For more details, read my essays "How I Wrote My First Novel" and "How I Wrote My Second Novel."
Q: Who influenced your writing? What authors are you indebted to?
A: Doris Lessing, Elizabeth Gilbert, Emily Brontë, Isabel Allende, Louise Erdrich, Shakespeare.
Q: At one time, you wrote poetry. Could you explain how you transitioned to writing fiction?
A: I wrote poems from the time I was a child through highschool, but it was all hidden. My friends knew about me writing but they never got to see any of it. I had two professors in college who encouraged me to write poems. The first taught me the craft of writing poetry. And the second encouraged me to send the poems out to magazines/literary journals.
I was a bit timid about sending my poems out. Each poem was like a baby I couldn't bear to part with. And there's a fear of bearing one's soul for all to see; but nervous as I was, I persevered.
One day, I remember looking over my papers. I had compiled my poems into a book (rejected by several publishers, sometimes with a beautiful note from the editor--i.e., These poems are lovely, well-written.
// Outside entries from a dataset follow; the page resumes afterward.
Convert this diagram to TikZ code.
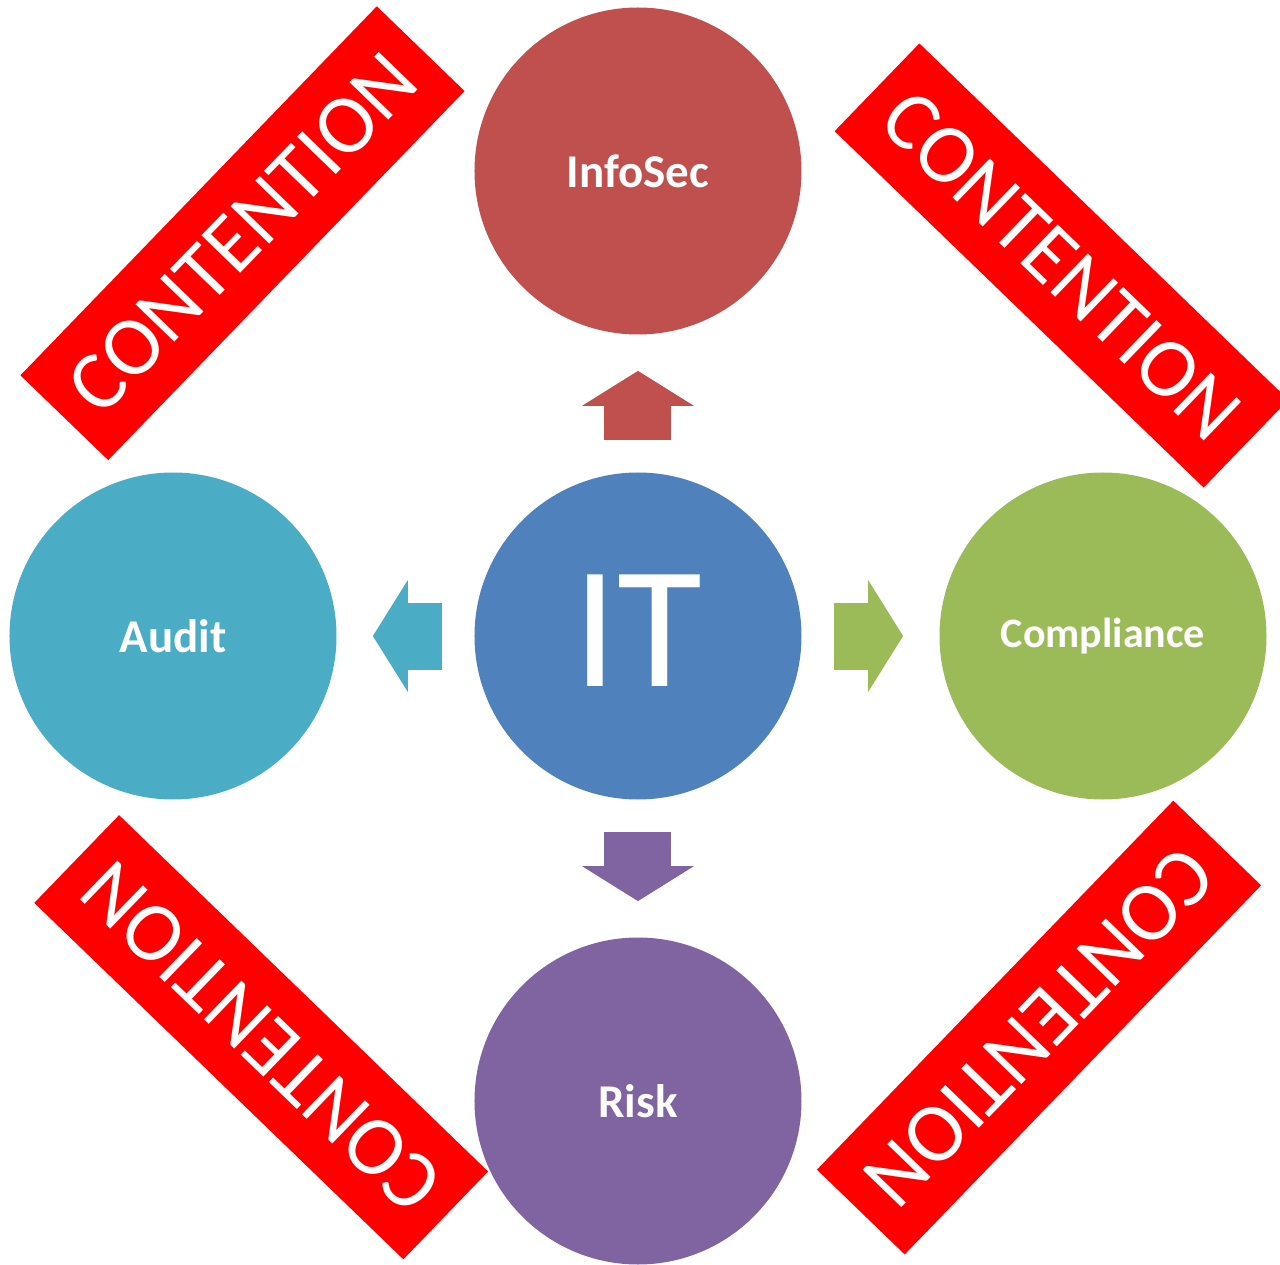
\documentclass[tikz,border=0pt]{standalone}
\usepackage{fontspec}
\setmainfont{Carlito}
\usepackage{tikz}
\usepackage{xcolor}
\usetikzlibrary{arrows.meta}
\definecolor{itblue}{HTML}{4F81BD}
\definecolor{secred}{HTML}{C0504D}
\definecolor{auditteal}{HTML}{4BACC6}
\definecolor{compgreen}{HTML}{9BBB59}
\definecolor{riskpurple}{HTML}{8064A2}
\tikzstyle{unit} = [circle, minimum size=163.5pt, inner sep=0pt, text=white, font=\bfseries\fontsize{23.5}{28}\selectfont]
\tikzstyle{contention} = [rectangle, fill=red, text=white, minimum width=256.5pt, minimum height=61pt, inner sep=0pt, font=\fontsize{42}{50}\selectfont]
\tikzstyle{flow} = [line width=33.5pt]

\begin{document}
\begin{tikzpicture}[->,>={Triangle[length=17.5pt,width=56pt,line width=0pt]},shorten >=18pt,shorten <=16pt,node distance=232.5pt]
  \useasboundingbox (-319pt,-314pt) rectangle (321pt,318pt);
  \clip (-319pt,-314pt) rectangle (321pt,318pt);
  \node[unit, fill=itblue, font=\fontsize{87}{100}\selectfont, text depth=5pt] (IT) {IT};
  \node[unit, fill=secred] (InfoSec) [above of=IT] {InfoSec};
  \node[unit, fill=auditteal] (Audit) [left of=IT] {Audit};
  \node[unit, fill=compgreen, font=\bfseries\fontsize{21}{25}\selectfont] (Compliance) [right of=IT] {Compliance};
  \node[unit, fill=riskpurple] (Risk) [below of=IT] {Risk};

  % the four banners between the circles
  \node[contention, rotate=46] (ban_tl) at (-197.75pt,201.4pt) {CONTENTION};
  \node[contention, rotate=-44] (ban_tr) at (211.75pt,185.25pt) {CONTENTION};
  \node[contention, rotate=136] (ban_bl) at (-188.4pt,-200.6pt) {CONTENTION};
  \node[contention, rotate=-134] (ban_br) at (200.5pt,-195.75pt) {CONTENTION};

  \path (IT) edge[flow, secred] (InfoSec);
  \path (IT) edge[flow, auditteal] (Audit);
  \path (IT) edge[flow, compgreen] (Compliance);
  \path (IT) edge[flow, riskpurple] (Risk);
\end{tikzpicture}
\end{document}
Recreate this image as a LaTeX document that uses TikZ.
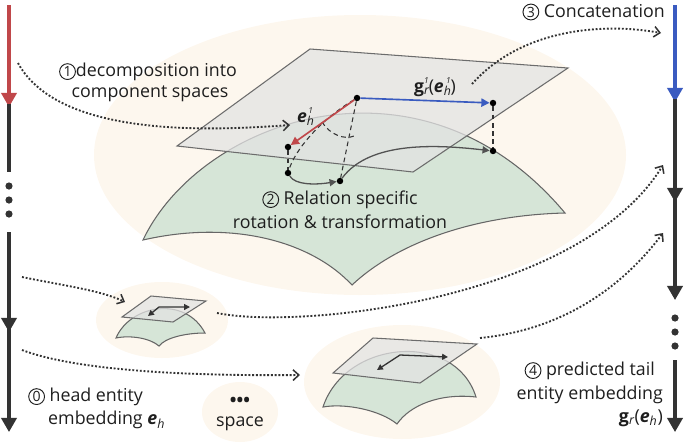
\documentclass[tikz,border=0pt]{standalone}
\usepackage{fontspec}
\setmainfont{Open Sans}
\usetikzlibrary{arrows.meta}
\definecolor{cream}{HTML}{FDF7EE}
\definecolor{grn}{HTML}{D6E5D7}
\definecolor{pln}{HTML}{E3E3E3}
\definecolor{redc}{HTML}{C0474A}
\definecolor{bluec}{HTML}{3A5BC0}
\definecolor{dk}{HTML}{333333}
\definecolor{txc}{HTML}{1E1E1E}
\newcommand{\ev}{{\bfseries\itshape e}}
\newcommand{\cnum}[1]{\tikz[baseline=(c.base)]\node[circle,draw,line width=0.8pt,inner sep=0.6pt,minimum size=13.5pt,font=\fontsize{12}{12}\selectfont](c){#1};}
\tikzset{
  txt/.style={font=\fontsize{15.2}{16}\selectfont, text=txc, align=center, inner sep=0pt},
  dotc/.style={dk, line width=1.6pt, dash pattern=on 1.6pt off 1.6pt, -{Straight Barb[length=5pt,width=9pt,line width=1.3pt]}},
  col/.style={line width=2.6pt},
  tipc/.style={-{Triangle[length=12pt,width=13pt]}},
  plane/.style={fill=pln, fill opacity=0.75, draw=gray!85!black, line width=0.9pt},
  surf/.style={fill=grn, draw=gray!80!black, line width=0.9pt},
  dot/.style={circle, fill=black, inner sep=0pt, minimum size=5.5pt},
  dsh/.style={dk, line width=0.9pt, dash pattern=on 4pt off 3pt},
  sarrow/.style={dk!85, line width=1.1pt, -{Triangle[length=6pt,width=6pt]}},
}
\begin{document}
\begin{tikzpicture}[x=0.03cm,y=-0.03cm]
\useasboundingbox (0,0) rectangle (685,444);
% bubbles
\fill[cream] (360,155) ellipse [x radius=266, y radius=140];
\fill[cream] (162,320) ellipse [x radius=66, y radius=38];
\fill[cream] (402,382) ellipse [x radius=98, y radius=57];
\fill[cream] (240,412) ellipse [x radius=38, y radius=30];
% big surface
\draw[surf] (143,240) .. controls (200,120) and (420,40) .. (565,213) .. controls (480,215) and (400,240) .. (352,285) .. controls (310,240) and (230,220) .. (143,240) -- cycle;
% big plane
\draw[plane] (310,49) coordinate (p1) -- (568,68) coordinate (p2) -- (413,172) coordinate (p3) -- (177,146) coordinate (p4) -- cycle;
% points
\node[dot] (A) at (357,98) {};
\node[dot] (B) at (288,147) {};
\node[dot] (C) at (493,103) {};
\node[dot] (D) at (493,151) {};
\node[dot] (E) at (288,173) {};
\node[dot] (F) at (340,181) {};
\draw[dsh] (B) -- (E);
\draw[dsh] (C) -- (D);
\draw[dsh] (A) -- (F);
\draw[dsh] (A) .. controls (320,120) and (295,150) .. (E);
\draw[dsh] (322,122) .. controls (330,135) and (345,140) .. (354,136);
\draw[redc, line width=1.4pt, -{Triangle[length=7pt,width=7pt]}] (A) -- (B);
\draw[bluec, line width=1.4pt, -{Triangle[length=7pt,width=7pt]}] (A) -- (C);
\draw[sarrow] (E) .. controls (295,185) and (315,185) .. (F);
\draw[sarrow] (F) .. controls (370,140) and (440,145) .. (D);
\node[txt, font=\fontsize{15}{16}\selectfont] at (305,117) {\ev\textsubscript{\itshape h}\kern-0.35em\raisebox{0.9ex}{\scriptsize\itshape 1}};
\node[txt, font=\fontsize{15}{16}\selectfont] at (435,87) {\textbf{g}\textsubscript{\itshape r}\kern-0.3em\raisebox{0.9ex}{\scriptsize\itshape 1}(\ev\textsubscript{\itshape h}\kern-0.3em\raisebox{0.9ex}{\scriptsize\itshape 1})};
% small 1
\draw[surf] (116,338) .. controls (130,305) and (185,295) .. (205,333) .. controls (185,333) and (165,338) .. (159,346) .. controls (150,338) and (130,335) .. (116,338) -- cycle;
\draw[plane] (122,317) -- (151,296) -- (206,301) -- (173,322) -- cycle;
\coordinate (s1) at (159,307);
\draw[dk, line width=1.1pt, {Triangle[length=5pt,width=5pt]}-{Triangle[length=5pt,width=5pt]}] (148,316) -- (s1) -- (190,307);
% small 2
\draw[surf] (323,407) .. controls (345,340) and (455,330) .. (476,397) .. controls (440,393) and (410,405) .. (397,424) .. controls (380,410) and (345,403) .. (323,407) -- cycle;
\draw[plane] (333,373) -- (373,338) -- (477,344) -- (420,383) -- cycle;
\coordinate (s2) at (400,355);
\draw[dk, line width=1.1pt, {Triangle[length=5pt,width=5pt]}-{Triangle[length=5pt,width=5pt]}] (377,370) -- (s2) -- (448,357);
% left column
\draw[redc, col, tipc] (9,5) -- (9,107);
\draw[dk, col] (9,104) -- (9,172);
\foreach \y in {186,200,214} \fill[dk] (9,\y) circle (3.6);
\draw[dk, col, tipc] (9,232) -- (9,332);
\draw[dk, col, tipc] (9,329) -- (9,432);
% right column
\draw[bluec, col, tipc] (675,5) -- (675,102);
\draw[dk, col, tipc] (675,99) -- (675,202);
\draw[dk, col, tipc] (675,199) -- (675,300);
\foreach \y in {318,332,346} \fill[dk] (675,\y) circle (3.6);
\draw[dk, col, tipc] (675,360) -- (675,432);
% dotted connectors
\coordinate (d1a) at (18,63); \coordinate (d1b) at (290,125);
\draw[dotc] (d1a) .. controls (60,140) and (220,130) .. (d1b);
\coordinate (d2a) at (472,84); \coordinate (d2b) at (661,33);
\draw[dotc] (d2a) .. controls (520,30) and (600,22) .. (d2b);
\coordinate (d3a) at (22,277); \coordinate (d3b) at (125,302);
\draw[dotc] (d3a) .. controls (60,285) and (100,290) .. (d3b);
\coordinate (d4a) at (217,313); \coordinate (d4b) at (663,165);
\draw[dotc] (d4a) .. controls (300,330) and (580,300) .. (d4b);
\coordinate (d5a) at (22,350); \coordinate (d5b) at (300,375);
\draw[dotc] (d5a) .. controls (80,372) and (200,376) .. (d5b);
\coordinate (d6a) at (480,338); \coordinate (d6b) at (663,233);
\draw[dotc] (d6a) .. controls (560,330) and (620,290) .. (d6b);
% texts
\node[txt] at (148,72) {\cnum{1}decomposition into};
\node[txt] at (150,94) {component spaces};
\node[txt] at (340,200) {\cnum{2} Relation specific};
\node[txt] at (340,222) {rotation \& transformation};
\node[txt, anchor=east] at (665,12) {\cnum{3} Concatenation};
\node[txt, anchor=west] at (28,397) {\cnum{0} head entity};
\node[txt, anchor=west] at (48,420) {embedding \ev\textsubscript{\itshape h}};
\node[txt] at (240,402) {\textbf{•••}};
\node[txt] at (240,424) {space};
\node[txt, anchor=east] at (655,371) {\cnum{4} predicted tail};
\node[txt, anchor=east] at (663,395) {entity embedding};
\node[txt, anchor=east] at (663,418) {\textbf{g}\textsubscript{\itshape r}(\ev\textsubscript{\itshape h})};
\end{tikzpicture}
\end{document}
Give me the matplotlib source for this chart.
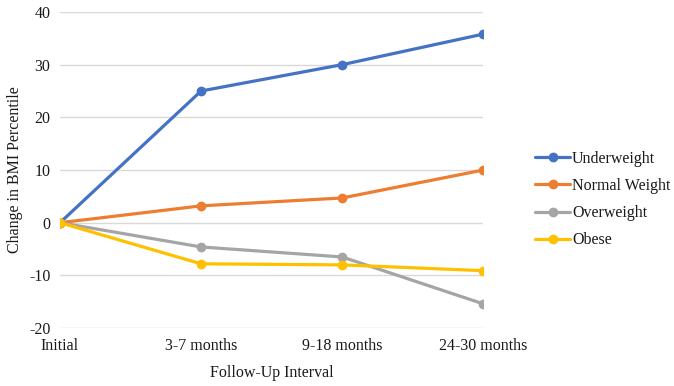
import matplotlib.pyplot as plt

intervals = ['Initial', '3-7 months', '9-18 months', '24-30 months']
underweight = [0, 25, 30, 35.8]
normal_weight = [0, 3.2, 4.7, 10]
overweight = [0, -4.6, -6.5, -15.4]
obese = [0, -7.8, -8.0, -9.1]

series = [
    ('Underweight', underweight, '#4472C4'),
    ('Normal Weight', normal_weight, '#ED7D31'),
    ('Overweight', overweight, '#A5A5A5'),
    ('Obese', obese, '#FFC000'),
]

plt.rcParams['font.family'] = ['Liberation Serif', 'DejaVu Serif']
plt.rcParams['axes.unicode_minus'] = False

fig = plt.figure(figsize=(6.74, 3.86), dpi=100)
ax = fig.add_axes([0.089, 0.150, 0.628, 0.819])

x = list(range(len(intervals)))
for name, vals, color in series:
    ax.plot(x, vals, color=color, lw=2.3, marker='o', ms=6, label=name,
            solid_capstyle='round')

ax.set_xlim(0, 3)
ax.set_ylim(-20, 40)
ax.set_yticks(range(-20, 41, 10))
ax.set_xticks(x)
ax.set_xticklabels(intervals)
ax.grid(axis='y', color='#D9D9D9', lw=1)
ax.set_axisbelow(True)
for s in ax.spines.values():
    s.set_visible(False)
ax.tick_params(length=0, labelsize=11.5, colors='#1a1a1a', pad=7)
ax.set_ylabel('Change in BMI Percentile', fontsize=11.5, color='#1a1a1a', labelpad=4)
ax.set_xlabel('Follow-Up Interval', fontsize=11.5, color='#1a1a1a', labelpad=8)

leg = fig.legend(loc='center left', bbox_to_anchor=(0.794, 0.483), frameon=False,
                 fontsize=11.5, handlelength=2.2, handletextpad=0.1, labelspacing=0.7,
                 borderpad=0, borderaxespad=0)
for t in leg.get_texts():
    t.set_color('#1a1a1a')

fig.savefig('out.png', dpi=100)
But we're booked for five years. Maybe you could send them to Publisher X). I counted between seventy to a hundred--about eighty or so poems. Those were the good ones. I read them in sequence, and when I finished I felt I'd said everything I wanted to say in poems. I wanted a larger canvas, so to speak.
I'd already kept my journal for many years. I also wrote stories, sketches and essays. My mom pointed out that the poems, though well-crafted, were not commercial. She said that one always heard of bestselling novels/novelists (think Jackie Collins). Maybe I should do that. So I decided to put all my energy into fiction writing.